9. It was next contended by Mr. Vyas that the real question is as to whether it was the assessee who was entitled to the said refund or the said Corporation. That was a question which could be decided only by the Tribunal set up under the said LIC Act, and not by the ITO at all. Nor could that question be determined in any proceedings arising under the Indian I.T. Act, 1922. In support of that submission, Mr. Vyas drew our attention to s. 41 of the LIC Act which says that no civil court shall have jurisdiction to entertain or adjudicate upon any matter which a Tribunal is empowered to decide or determine under the said LIC Act.
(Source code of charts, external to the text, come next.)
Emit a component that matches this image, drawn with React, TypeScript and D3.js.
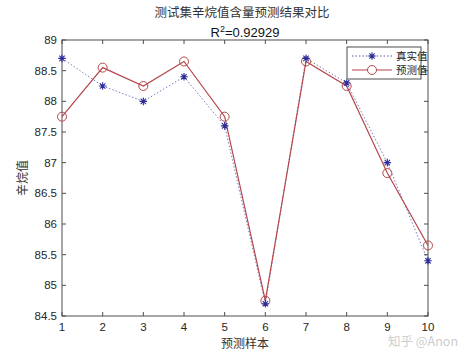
import React from "react";
import * as d3 from "d3";

const samples = [1, 2, 3, 4, 5, 6, 7, 8, 9, 10];
const trueValues = [88.7, 88.25, 88.0, 88.4, 87.6, 84.7, 88.7, 88.3, 87.0, 85.4];
const predValues = [87.75, 88.55, 88.25, 88.65, 87.75, 84.75, 88.65, 88.25, 86.83, 85.65];
const yTicks = [84.5, 85, 85.5, 86, 86.5, 87, 87.5, 88, 88.5, 89];
const title = "测试集辛烷值含量预测结果对比";
const subtitle = "0.92929";
const xLabel = "预测样本";
const yLabel = "辛烷值";
const legendLabels = ["真实值", "预测值"];

const W = 474, H = 355;
const L = 62, R = 428, T = 40, B = 316;

export default function App() {
  const x = d3.scaleLinear().domain([1, 10]).range([L, R]);
  const y = d3.scaleLinear().domain([84.5, 89]).range([B, T]);
  const line = d3.line<number>().x((_, i) => x(samples[i])).y((d) => y(d));
  const axisColor = "#4d4d4d";
  const textColor = "#262626";
  const blue = "#2d2d9a";
  const red = "#b5474a";
  const star = (cx: number, cy: number, k: string) => {
    const r = 3.8;
    const segs = [0, 45, 90, 135].map((a) => {
      const rad = (a * Math.PI) / 180;
      return `M${cx - r * Math.cos(rad)},${cy - r * Math.sin(rad)}L${cx + r * Math.cos(rad)},${cy + r * Math.sin(rad)}`;
    });
    return <path key={k} d={segs.join("")} stroke={blue} strokeWidth={1.1} fill="none" />;
  };
  const cjk = "'Noto Sans CJK SC', sans-serif";
  const sans = "'Liberation Sans', Arial, sans-serif";
  return (
    <svg width={W} height={H} style={{ position: "absolute", left: 0, top: 0, background: "#fff" }}>
      <rect x={0} y={0} width={W} height={H} fill="#fff" />
      <text x={242} y={17} textAnchor="middle" fontFamily={cjk} fontSize={12.5} fill="#333">{title}</text>
      <text x={245} y={37} textAnchor="middle" fontFamily={sans} fontSize={13} fill="#111">
        R<tspan dy={-5} fontSize={9}>2</tspan><tspan dy={5}>={subtitle}</tspan>
      </text>
      <rect x={L} y={T} width={R - L} height={B - T} fill="#fff" stroke={axisColor} strokeWidth={1} />
      {samples.map((s) => (
        <g key={"xt" + s}>
          <line x1={x(s)} x2={x(s)} y1={B} y2={B - 4} stroke={axisColor} />
          <line x1={x(s)} x2={x(s)} y1={T} y2={T + 4} stroke={axisColor} />
          <text x={x(s)} y={B + 15} textAnchor="middle" fontFamily={sans} fontSize={11.5} fill={textColor}>{s}</text>
        </g>
      ))}
      {yTicks.map((t) => (
        <g key={"yt" + t}>
          <line x1={L} x2={L + 4} y1={y(t)} y2={y(t)} stroke={axisColor} />
          <line x1={R} x2={R - 4} y1={y(t)} y2={y(t)} stroke={axisColor} />
          <text x={L - 5} y={y(t) + 4} textAnchor="end" fontFamily={sans} fontSize={11.5} fill={textColor}>{t}</text>
        </g>
      ))}
      <text x={245} y={348} textAnchor="middle" fontFamily={cjk} fontSize={12} fill="#333">{xLabel}</text>
      <text transform={`translate(27,${(T + B) / 2}) rotate(-90)`} textAnchor="middle" fontFamily={cjk} fontSize={12} fill="#333">{yLabel}</text>
      <path d={line(trueValues) || ""} fill="none" stroke={blue} strokeWidth={0.8} strokeDasharray="1.5,2" opacity={0.8} />
      <path d={line(predValues) || ""} fill="none" stroke={red} strokeWidth={1.2} />
      {predValues.map((v, i) => (
        <circle key={"pc" + i} cx={x(samples[i])} cy={y(v)} r={4.5} fill="none" stroke={red} strokeWidth={1} />
      ))}
      {trueValues.map((v, i) => star(x(samples[i]), y(v), "st" + i))}
      <rect x={347} y={47} width={74} height={32} fill="#fff" stroke={axisColor} strokeWidth={1} />
      <line x1={352} x2={392} y1={56} y2={56} stroke={blue} strokeWidth={0.8} strokeDasharray="1.5,2" />
      {star(372, 56, "ls")}
      <text x={396} y={59.5} fontFamily={cjk} fontSize={10.5} fill="#222">{legendLabels[0]}</text>
      <line x1={352} x2={392} y1={70} y2={70} stroke={red} strokeWidth={1.2} />
      <circle cx={372} cy={70} r={4.5} fill="#fff" stroke={red} strokeWidth={1} />
      <text x={396} y={74} fontFamily={cjk} fontSize={10.5} fill="#222">{legendLabels[1]}</text>
      <text x={423} y={346} textAnchor="middle" fontFamily={cjk} fontSize={12.5} fill="#cdcdcd">知乎 @Anon</text>
    </svg>
  );
}
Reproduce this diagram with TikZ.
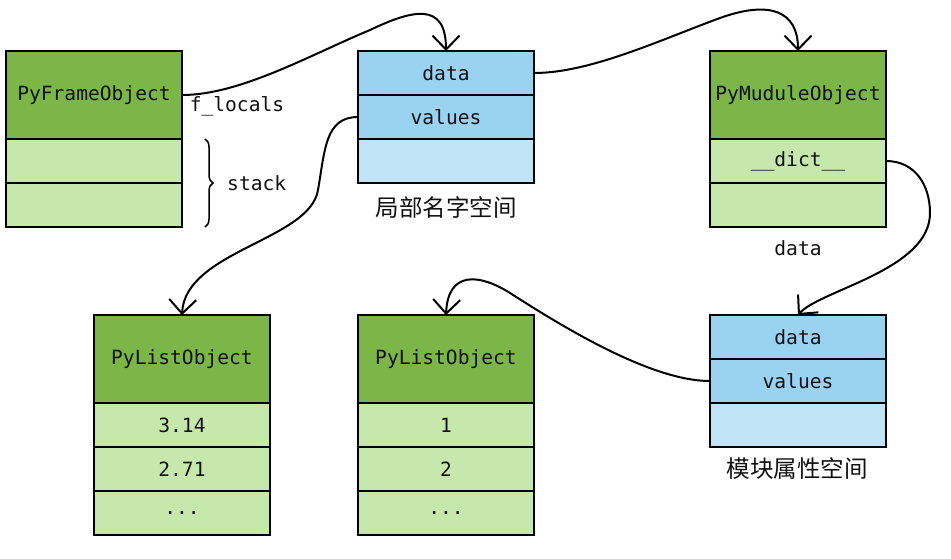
\documentclass[tikz,border=0pt]{standalone}
\usepackage{fontspec}
\setmonofont{DejaVu Sans Mono}
\newfontfamily\cjk{Noto Sans CJK SC}
\usetikzlibrary{arrows.meta,decorations.pathreplacing}
\definecolor{hdgreen}{HTML}{7DB648}
\definecolor{ltgreen}{HTML}{C7E8AC}
\definecolor{blueA}{HTML}{9AD2F2}
\definecolor{blueB}{HTML}{C0E4F6}
\definecolor{ink}{HTML}{111111}
\begin{document}
\begin{tikzpicture}[x=1pt,y=-1pt,
  cell/.style={draw=black, line width=2pt, minimum width=176pt, minimum height=44pt,
    inner sep=0pt, outer sep=0pt, text=ink, font=\ttfamily\fontsize{19.6}{23}\selectfont},
  hdr/.style={cell, fill=hdgreen, minimum height=88pt},
  lg/.style={cell, fill=ltgreen},
  bl/.style={cell, fill=blueA},
  lb/.style={cell, fill=blueB},
  lbl/.style={inner sep=0pt, text=ink, font=\ttfamily\fontsize{19.6}{23}\selectfont},
  cjklbl/.style={inner sep=0pt, text=ink, font=\cjk\fontsize{23.5}{27}\selectfont},
  conn/.style={line width=2pt, -{Straight Barb[length=14pt,width=27pt]}}
]
\useasboundingbox (0,0) rectangle (951,558);
% PyFrameObject
\node[hdr] (fhdr) at (94,95) {PyFrameObject};
\node[lg] (frow1) at (94,161) {};
\node[lg] (frow2) at (94,205) {};
% local namespace
\node[bl] (ldata) at (446,73) {data};
\node[bl] (lvalues) at (446,117) {values};
\node[lb] (lempty) at (446,161) {};
\node[cjklbl] (lname) at (446,207) {局部名字空间};
% PyMuduleObject
\node[hdr] (mhdr) at (798,95) {PyMuduleObject};
\node[lg] (mdict) at (798,161) {\_\_dict\_\_};
\node[lg] (mempty) at (798,205) {};
\node[lbl] (mdatalbl) at (798,248) {data};
% list 1
\node[hdr] (l1hdr) at (182,359) {PyListObject};
\node[lg] (l1a) at (182,425) {3.14};
\node[lg] (l1b) at (182,469) {2.71};
\node[lg] (l1c) at (182,513) {...};
% list 2
\node[hdr] (l2hdr) at (446,359) {PyListObject};
\node[lg] (l2a) at (446,425) {1};
\node[lg] (l2b) at (446,469) {2};
\node[lg] (l2c) at (446,513) {...};
% module attribute space
\node[bl] (madata) at (798,337) {data};
\node[bl] (mavalues) at (798,381) {values};
\node[lb] (maempty) at (798,425) {};
\node[cjklbl] (maname) at (797,469) {模块属性空间};
% labels
\node[lbl] (flocals) at (237,106) {f\_locals};
\node[lbl, anchor=west] (stack) at (227,183) {stack};
\draw[line width=1.5pt, decorate, decoration={brace, amplitude=8pt}] (205,139) -- (205,227);
% waypoints
\coordinate (c1) at (370,30);
\coordinate (c2) at (720,18);
\coordinate (c3) at (318,190);
\coordinate (c4) at (930,213);
\coordinate (c5) at (510,293);
% connectors
\draw[conn] (fhdr.east) .. controls +(58,0) and +(-60,25) .. (c1)
  .. controls +(42,-20) and +(0,-50) .. (ldata.north);
\draw[conn] (ldata.east) .. controls +(56,0) and +(-60,22) .. (c2)
  .. controls +(50,-18) and +(0,-40) .. (mhdr.north);
\draw[conn] (lvalues.west) .. controls +(-33,0) and +(7,-40) .. (c3)
  .. controls +(-8,50) and +(3,-64) .. (l1hdr.north);
\draw[conn] (mdict.east) .. controls +(29,0) and +(0,-28) .. (c4)
  .. controls +(0,57) and +(22,-25) .. (madata.north);
\draw[conn] (mavalues.west) .. controls +(-60,0) and +(50,32) .. (c5)
  .. controls +(-30,-19) and +(2,-45) .. (l2hdr.north);
\end{tikzpicture}
\end{document}
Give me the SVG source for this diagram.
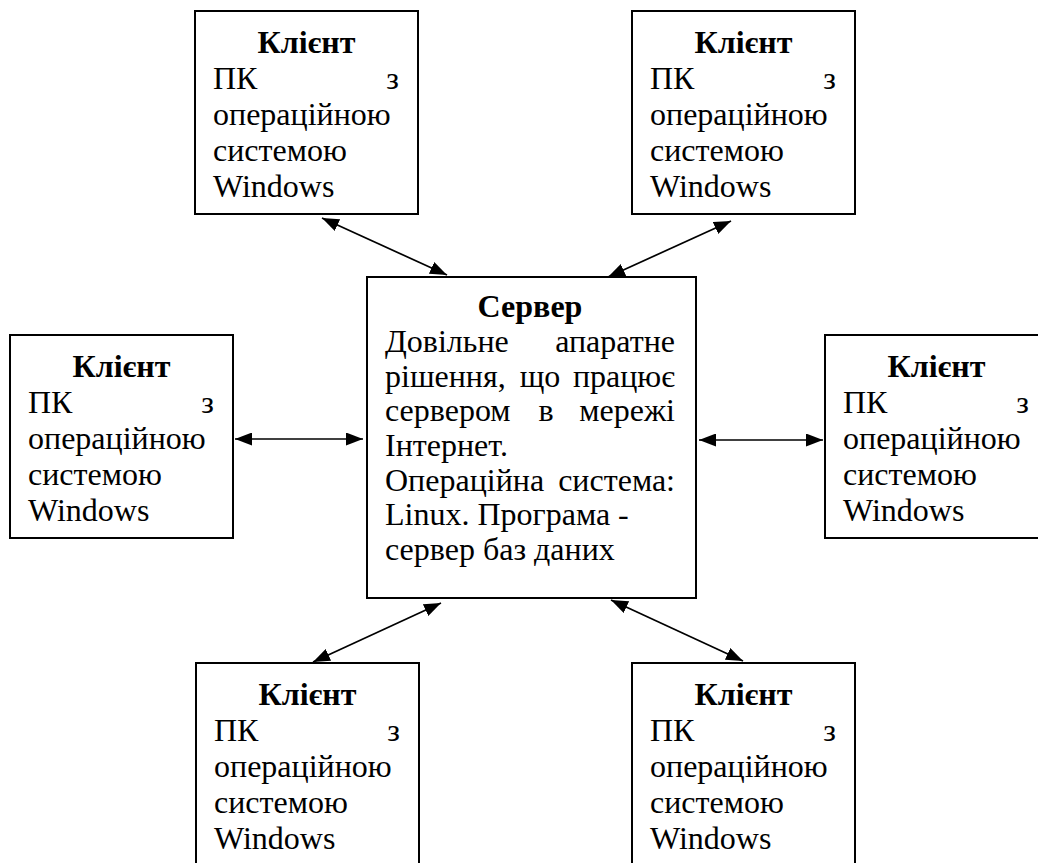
<svg xmlns="http://www.w3.org/2000/svg" width="1038" height="863" viewBox="0 0 1038 863">
<style>
text{font-family:"Liberation Serif","Tinos","DejaVu Serif",serif;font-size:32px;fill:#000}
.b{font-weight:bold}
.m{text-anchor:middle}
.e{text-anchor:end}
.box{fill:#fff;stroke:#000;stroke-width:2}
.c{stroke:#000;stroke-width:1.7;fill:none;marker-start:url(#ah);marker-end:url(#ah)}
</style>
<defs>
<marker id="ah" markerUnits="userSpaceOnUse" viewBox="0 0 17 13" refX="17" refY="6.5" markerWidth="17" markerHeight="13" orient="auto-start-reverse">
<path d="M0,0 L17,6.5 L0,13 Z" fill="#000"/>
</marker>
</defs>
<rect width="1038" height="863" fill="#fff"/>
<g id="connectors">
<line class="c" x1="322" y1="218" x2="447" y2="275"/>
<line class="c" x1="731" y1="221" x2="608" y2="277"/>
<line class="c" x1="235" y1="439" x2="363" y2="439"/>
<line class="c" x1="699" y1="440" x2="823" y2="440"/>
<line class="c" x1="441" y1="603" x2="313" y2="662"/>
<line class="c" x1="611" y1="600" x2="743" y2="661"/>
</g>
<g id="server">
<rect class="box" x="367" y="277" width="329" height="321"/>
<text class="b m" x="530" y="317">Сервер</text>
<text x="385" y="352">Довільне</text><text class="e" x="675" y="352">апаратне</text>
<text x="385" y="387">рішення,</text><text class="m" x="540" y="387">що</text><text class="e" x="675" y="387">працює</text>
<text x="385" y="421">сервером</text><text class="m" x="546" y="421">в</text><text class="e" x="675" y="421">мережі</text>
<text x="385" y="456">Інтернет.</text>
<text x="385" y="491">Операційна</text><text class="e" x="675" y="491">система:</text>
<text x="385" y="525">Linux. Програма -</text>
<text x="385" y="560">сервер баз даних</text>
</g>
<g id="client-top-left" transform="translate(195,11)">
<rect class="box" width="223" height="203"/>
<text class="b m" x="111.5" y="42">Клієнт</text>
<text x="18" y="78">ПК</text><text class="e" x="204" y="78">з</text>
<text x="18" y="114">операційною</text>
<text x="18" y="150">системою</text>
<text x="18" y="186">Windows</text>
</g>
<g id="client-top-right" transform="translate(632,11)">
<rect class="box" width="223" height="203"/>
<text class="b m" x="111.5" y="42">Клієнт</text>
<text x="18" y="78">ПК</text><text class="e" x="204" y="78">з</text>
<text x="18" y="114">операційною</text>
<text x="18" y="150">системою</text>
<text x="18" y="186">Windows</text>
</g>
<g id="client-left" transform="translate(10,335)">
<rect class="box" width="223" height="203"/>
<text class="b m" x="111.5" y="42">Клієнт</text>
<text x="18" y="78">ПК</text><text class="e" x="204" y="78">з</text>
<text x="18" y="114">операційною</text>
<text x="18" y="150">системою</text>
<text x="18" y="186">Windows</text>
</g>
<g id="client-right" transform="translate(825,335)">
<rect class="box" width="223" height="203"/>
<text class="b m" x="111.5" y="42">Клієнт</text>
<text x="18" y="78">ПК</text><text class="e" x="204" y="78">з</text>
<text x="18" y="114">операційною</text>
<text x="18" y="150">системою</text>
<text x="18" y="186">Windows</text>
</g>
<g id="client-bottom-left" transform="translate(196,663)">
<rect class="box" width="223" height="203"/>
<text class="b m" x="111.5" y="42">Клієнт</text>
<text x="18" y="78">ПК</text><text class="e" x="204" y="78">з</text>
<text x="18" y="114">операційною</text>
<text x="18" y="150">системою</text>
<text x="18" y="186">Windows</text>
</g>
<g id="client-bottom-right" transform="translate(632,663)">
<rect class="box" width="223" height="203"/>
<text class="b m" x="111.5" y="42">Клієнт</text>
<text x="18" y="78">ПК</text><text class="e" x="204" y="78">з</text>
<text x="18" y="114">операційною</text>
<text x="18" y="150">системою</text>
<text x="18" y="186">Windows</text>
</g>
</svg>
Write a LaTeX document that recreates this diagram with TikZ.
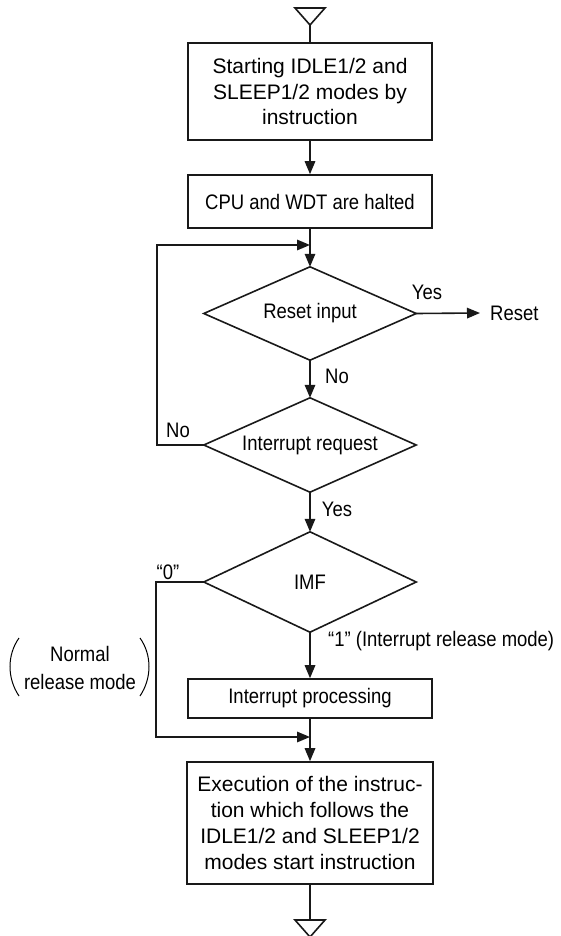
\documentclass[tikz,border=0pt]{standalone}
\usepackage{fontspec}
\setmainfont{Liberation Sans}
\usetikzlibrary{arrows.meta}
\newcommand\cond[1]{\scalebox{0.88}[1]{#1}}
\begin{document}
\begin{tikzpicture}[x=1pt,y=-1pt,
  every node/.style={font=\fontsize{21}{25.7}\selectfont, inner sep=0pt},
  line/.style={line width=1.6pt, draw=black!90},
  arr/.style={line width=1.6pt, draw=black!90, -{Triangle[length=13pt,width=10.5pt]}},
  procbox/.style={draw=black!90, line width=1.6pt, rectangle, minimum width=244pt, align=center},
  decision/.style={rectangle, minimum width=212pt, minimum height=94pt, inner sep=0pt},
  lbl/.style={font=\fontsize{21}{25}\selectfont}]
\useasboundingbox (0,0) rectangle (561,936);

% top terminal triangle
\coordinate (tt) at (310,25);
\draw[line, line join=miter] (295,8) -- (325,8) -- (tt) -- cycle;

\node[procbox, minimum height=97pt] (b1) at (310,91.5) {Starting IDLE1/2 and\\SLEEP1/2 modes by\\instruction};
\node[procbox, minimum height=53pt] (b2) at (310,201.5) {\cond{CPU and WDT are halted}};
\node[decision, minimum height=93pt] (d1) at (310,313.5) {\cond{Reset input}};
\node[decision] (d2) at (310,445) {\cond{Interrupt request}};
\node[decision, minimum height=100pt] (d3) at (310,582) {\cond{IMF}};
\node[procbox, minimum height=39pt] (b3) at (310,698.5) {\cond{Interrupt processing}};
\node[procbox, minimum height=122pt, minimum width=246pt] (b4) at (310,823) {Execution of the instruc-\\tion which follows the\\IDLE1/2 and SLEEP1/2\\modes start instruction};

\foreach \d in {d1,d2,d3}
  \draw[line, line join=miter] (\d.north) -- (\d.east) -- (\d.south) -- (\d.west) -- cycle;

\node[lbl, anchor=west] (reset) at (490,313) {\cond{Reset}};

% bottom terminal triangle
\coordinate (bt) at (310,920);
\draw[line, line join=miter] (295,920) -- (325,920) -- (310,937) -- cycle;

\coordinate (m1) at (310,245);
\coordinate (m2) at (310,737);

% connectors
\draw[line] (tt) -- (b1.north);
\draw[arr] (b1.south) -- (b2.north);
\draw[line] (b2.south) -- (m1);
\draw[arr] (m1) -- (d1.north);
\draw[arr] (d1.east) -- ([xshift=-10pt]reset.west);
\draw[arr] (d1.south) -- (d2.north);
\draw[arr] (d2.west) -- (157,445) |- (m1);
\draw[arr] (d2.south) -- (d3.north);
\draw[arr] (d3.south) -- (b3.north);
\draw[line] (b3.south) -- (m2);
\draw[arr] (d3.west) -- (156,582) |- (m2);
\draw[arr] (m2) -- (b4.north);
\draw[line] (b4.south) -- (bt);

% labels
\node[lbl] (yes1) at (427,292) {\cond{Yes}};
\node[lbl] (no1) at (337,376) {\cond{No}};
\node[lbl] (no2) at (178,430) {\cond{No}};
\node[lbl] (yes2) at (337,509) {\cond{Yes}};
\node[lbl] (zero) at (168,572) {\cond{“0”}};
\node[lbl, anchor=west] (one) at (328,641) {\cond{“1” (Interrupt release mode)}};

% normal release mode
\node[lbl, align=center, font=\fontsize{21}{28}\selectfont] (normal) at (80,668) {\cond{Normal}\\\cond{release mode}};
\draw[line width=1pt] (19,638) .. controls (7,655) and (7,678) .. (19,696);
\draw[line width=1pt] (140,638) .. controls (152,655) and (152,678) .. (140,696);
\end{tikzpicture}
\end{document}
In our view, this submission is also without any foundation whatsoever. The direct question before us is not whether it is the assessee who is entitled to the refund or the said Corporation, but the question whether in income-tax proceedings the assessee is entitled to the said refund. In determining that question the ITO was entitled to and, in fact, bound to consider incidentally as to whether it was not the assessee but the said Corporation, which was entitled to the said refund so that in that case the assessee could not claim it. The aforesaid contention must also, therefore, be rejected. In view of what we have said above, we are of the view that question No. 3, in Income-tax Reference No. 155 of 1981 must be determined in the negative and against the assessee.

10. In view of this decision, in our opinion, it is wholly unnecessary to determine question No. 1, in Income-tax Reference No. 31 of 1972, as whatever may be the decision in respect of that question, the assessee would not be entitled to the refund claimed by the assessee. The determination of that question would be merely academic. We may, in this regard, point out that in Misc. Petition No. 335 of 1971 filed in this court by the Commissioner of Income-tax, Bombay City III, Bombay, and another against the Income-tax Appellate Tribunal, the assessee and others, including the said LIC, the Commissioner has made it quite clear that the I.T. Dept. does not regard the income of the assessee from the life insurance business in respect of the period from January 1, 1956 to January 18, 1956, as the income of the assessee and that no attempt will be made to tax the assessee in respect of the said income. This also makes it further clear that the decision on the aforesaid question No. 1 in Income-tax Reference No. 31 of 1972 will be wholly academic and we decline to answer the said question.

11. In view of the divided success which the parties have achieved in these references there will be no order as to the costs thereof, and the parties will bear their own respective costs.